Shell eyes ONGC?s old wells
Shell Global Solutions is eyeing a tie-up with ONGC Ltd to provide technology for improving production of the latter?s ageing oil wells, reports Suman Layak.india Updated: Feb 20, 2007 01:10 IST
Shell Global Solutions, the services arm of global oil major Shell, through its Indian arm Shell India Private Ltd, is eyeing a tie-up with ONGC Ltd to provide technology for improving production of the latter’s ageing oil wells.
The company wants to provide its technology for extracting oil from old oil wells of ONGC in return for around 50 per cent share of oil. The matter has been pending with ONGC for sometime and no decision is likely till the company has a new chairman firmly in saddle.
Shell’s Bart Van de Ven told Hindustan Times on Monday: “We would rather enter into an agreement for sharing production than just providing technology. There are a lot of consultants who can provide technology. We would rather take a share in oil.”
ONGC right now has around 40 oil wells under the twin programmes of Improved Oil Recovery (IOR) and Enhanced Oil Recover (EOR). Of these, the company itself has started working on 16 wells to improve production.

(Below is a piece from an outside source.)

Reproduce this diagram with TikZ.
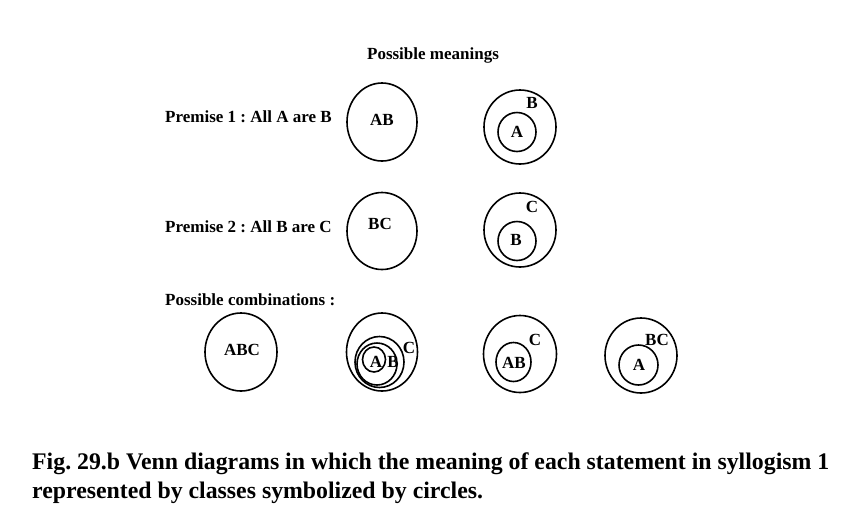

ONGC sources said the management under former chairman Subir Raha was not too keen to part with oil in return for technology and was prepared to pay a fee for the technology. However, the situation may change if a new chairman comes in.
Shell on Monday announced that it has signed a contract with Centre for High Technology to improve the efficiency of four major Indian refineries, including Indian Oil’s Mathura Refinery, Chennai Petroleum’s Manali refinery, Hindustan Petroleum’s Vizag refinery and Bharat Petroleum’s Kochi Refinery.
These refineries currently account for 25 per cent of Indian consumption of petroleum products like petrol, aviation fuel and diesel.
Wind power talks on
Shell is also in talks with a number of Indian companies for setting up wind power plants in the country. The company is in the verge of starting off its first offshore wind power generating plant off the coast of The Netherlands.
Bart Van De Ven said: "We are talking to a lot of Indian companies. These are early days but we are looking for people with experience to partner in India."